Retour sur le débat Sapir-Zemmour du 8 juin 2017  : un nouvel électorat  ?

Publié le par Martin Ryan

 

Le 8 juin dernier, Radio Sputnik recevait Jacques Sapir et Éric Zemmour, dans son émission intitulée «  Parade-Riposte  », animée par Édouard Chanot.

Le débat s'articulait autour de la question qui divise depuis longtemps le camp national  : souveraineté ou identité  ? En effet, nombreux sont ceux qui ont tendance à considérer que ces deux notions sont antinomiques, ne pouvant être pensées et comprises que séparément.

Un débat1 entre Jacques Sapir et Jean-Yves Le Gallou (aux positions qui peuvent dans une certaine mesure apparaître comme proches de celles d’Éric Zemmour) organisé en avril 2016, autour de la même question, par Radio Courtoisie et son Libre journal des débats animé par Charles de Meyer, avait pourtant déjà montré, à l'époque, la faillite de cette opposition systématique.

Or la défaite de Marine Le Pen – et d'un camp national-souverainiste élargi – a, hélas  ! fait resurgir cette question, sur fond d'une querelle interne au Front national entre une ligne identitaire, conservatrice, généralement associée au Sud de la France et incarnée notamment par Marion Maréchal Le Pen (aujourd'hui retirée) et une ligne plus sociale, portée par Florian Philippot.
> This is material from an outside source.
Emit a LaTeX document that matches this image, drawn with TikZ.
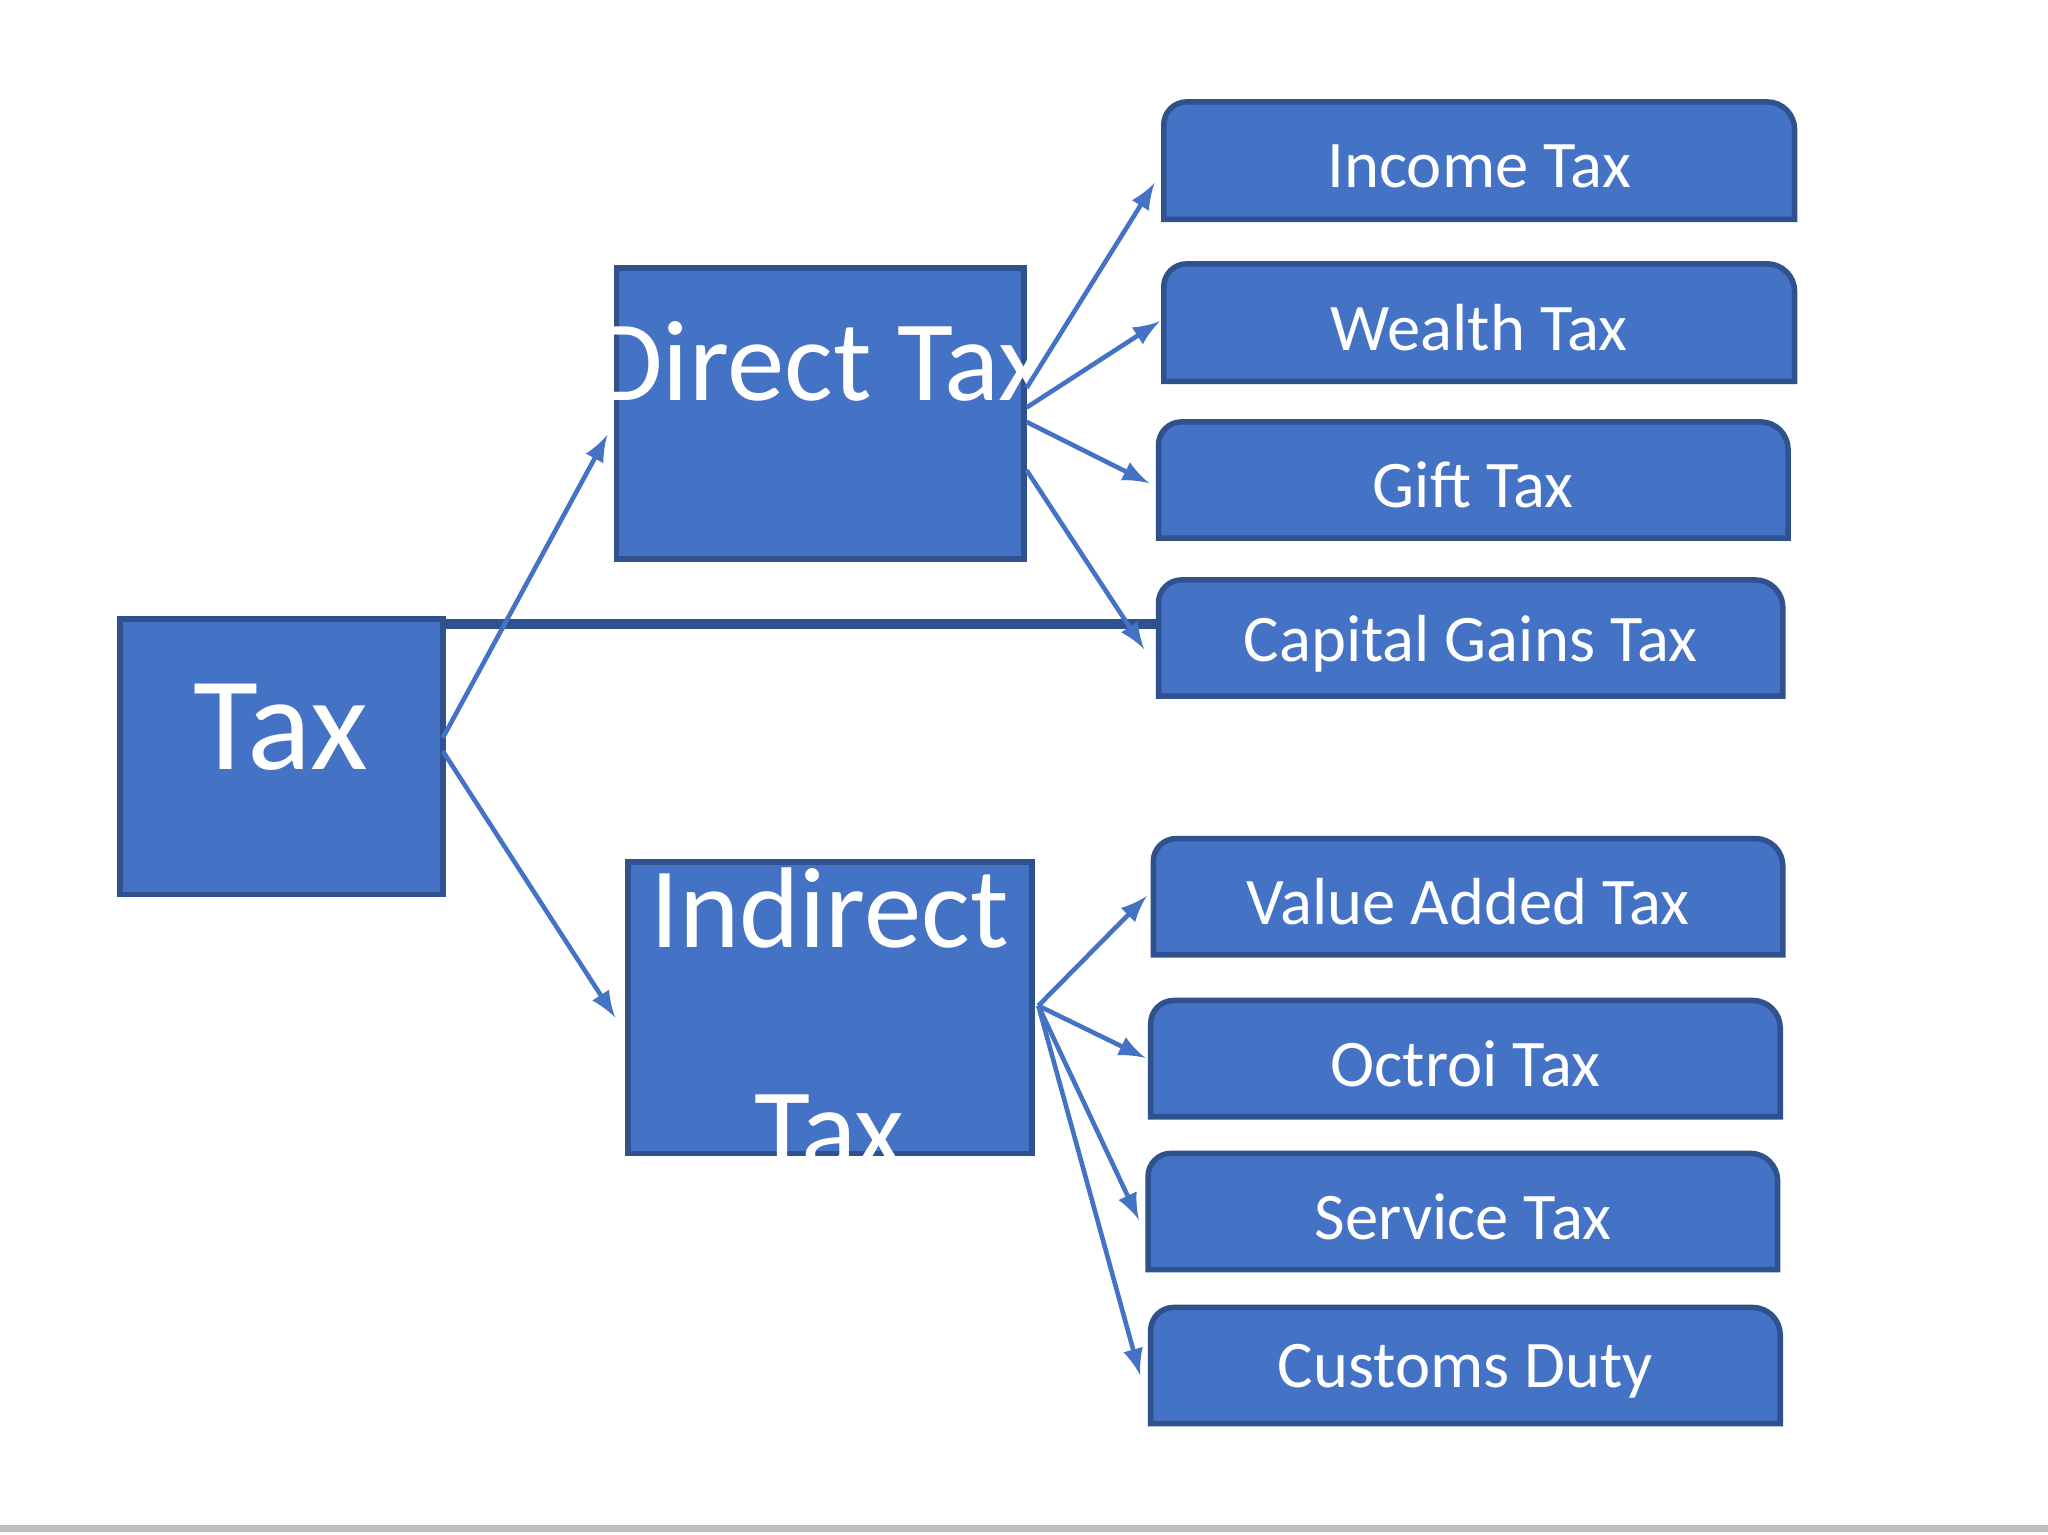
\documentclass[tikz,border=0pt]{standalone}
\usepackage{fontspec}
\setmainfont{Carlito}
\usetikzlibrary{calc}
\definecolor{boxfill}{HTML}{4472C4}
\definecolor{boxline}{HTML}{2F528F}
\begin{document}
\begin{tikzpicture}[x=0.01cm,y=-0.01cm,
  bigbox/.style={draw=boxline,line width=1.2pt,fill=boxfill,text=white,inner sep=0pt},
  leaf/.style={draw=boxline,line width=1.2pt,fill=boxfill,text=white,inner sep=0pt,rounded corners=5pt,font=\fontsize{14}{16}\selectfont},
  arr/.style={draw=boxfill,line width=1pt,-latex}]
\useasboundingbox (0,0) rectangle (1568,1175);
\fill[white] (0,0) rectangle (1568,1175);
\draw[gray!50,line width=1.5pt] (0,1170) -- (1568,1170);
% main boxes
\node[bigbox,minimum width=247\pgflinewidth,anchor=north west] (tax) at (92,474) {};
\path[bigbox] (92,474) rectangle (339,685);
\node[text=white,font=\fontsize{29}{34}\selectfont] (taxl) at (215,557) {Tax};
\path[bigbox] (472,205) rectangle (784,428);
\node[text=white,font=\fontsize{25}{30}\selectfont] (dirl) at (628,277) {Direct Tax};
\path[bigbox] (481,660) rectangle (790,883);
\node[text=white,font=\fontsize{25}{30}\selectfont,align=center] (indl) at (635,780) {Indirect\\[18pt]Tax};
\coordinate (taxE1) at (339,565); \coordinate (taxE2) at (339,575);
\coordinate (dirW) at (465,333); \coordinate (indW) at (471,779);
\coordinate (d1) at (786,297); \coordinate (d2) at (786,312);
\coordinate (d3) at (786,323); \coordinate (d4) at (786,360);
\coordinate (i0) at (795,770);
% leaves
\foreach \n/\xa/\ya/\xb/\yb/\t in {
 inc/891/78/1374/168/Income Tax,
 wea/891/202/1374/292/Wealth Tax,
 gif/887/323/1369/412/Gift Tax,
 cap/887/444/1365/533/Capital Gains Tax,
 vat/883/642/1365/731/Value Added Tax,
 oct/881/766/1363/855/Octroi Tax,
 ser/879/883/1361/972/Service Tax,
 cus/881/1001/1363/1090/Customs Duty}{
 \path[leaf] (\xa,\yb) -- (\xa,\ya) [rounded corners=6pt] -- (\xb,\ya) [sharp corners] -- (\xb,\yb) -- cycle;
 \node[text=white,font=\fontsize{14.5}{17}\selectfont] (\n) at ({(\xa+\xb)/2},{(\ya+\yb)/2+4}) {\t};
}
\coordinate (incW) at (884,140); \coordinate (weaW) at (888,246);
\coordinate (gifW) at (880,370); \coordinate (capW) at (876,497);
\coordinate (vatW) at (878,686); \coordinate (octW) at (877,810);
\coordinate (serW) at (872,934); \coordinate (cusW) at (873,1053);
\draw[arr] (taxE1) -- (dirW);
\draw[arr] (taxE2) -- (indW);
\draw[arr] (d1) -- (incW);
\draw[arr] (d2) -- (weaW);
\draw[arr] (d3) -- (gifW);
\draw[arr] (d4) -- (capW);
\draw[arr] (i0) -- (vatW);
\draw[arr] (i0) -- (octW);
\draw[arr] (i0) -- (serW);
\draw[arr] (i0) -- (cusW);
\end{tikzpicture}
\end{document}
La première accusant la seconde d'être responsable de la défaite, en ayant voulu privilégier la «  dédiabolisation  », les questions économiques sociales ou encore une souveraineté «  abstraite  », au détriment des questions identitaires et culturelles, jugées, à tort ou à raison, plus mobilisatrices.

Chacun désigné comme porte-parole respectifs de ces deux visions (rôles quelque peu réducteurs), Jacques Sapir (souveraineté) et Éric Zemmour (identité) ont logiquement accepté de se prêter au jeu.

Il ne s'agira pas ici de trancher la question, tant il apparaît évident que l'identité ne peut pas être pensée intégralement et sérieusement sans la souveraineté et inversement, ce que Jacques Sapir, comme Éric Zemmour, pourraient facilement admettre «  à froid  ».

Mais ce bref échange aura néanmoins permis de soulever de nouvelles questions fondamentales qu'il faudrait sans doute creuser à l'avenir. Je pense notamment au désaccord que manifestent les deux invités à propos de l'électorat de la France insoumise, avec deux points de vue qui ne m'ont personnellement pas convaincu et sur lesquels je voudrais revenir dans cet article.

 

À propos de l'électorat de la France insoumise

Tout d'abord les deux invités s’accordent pour affirmer que la France insoumise a réuni deux électorats différents lors de la présidentielle.

D'après Éric Zemmour, le premier électorat serait composé d'une petite classe moyenne, de fonctionnaires et d'intellectuels, issue en grande partie d'une «  aspiration  » de l'électorat d'un Parti socialiste moribond, ce qui expliquerait logiquement la dégringolade progressive de Benoît Hamon au profit de Jean-Luc Mélenchon, après plusieurs semaines coude à coude à 12–13% de part et d'autre, ce que Jacques Sapir ne conteste pas.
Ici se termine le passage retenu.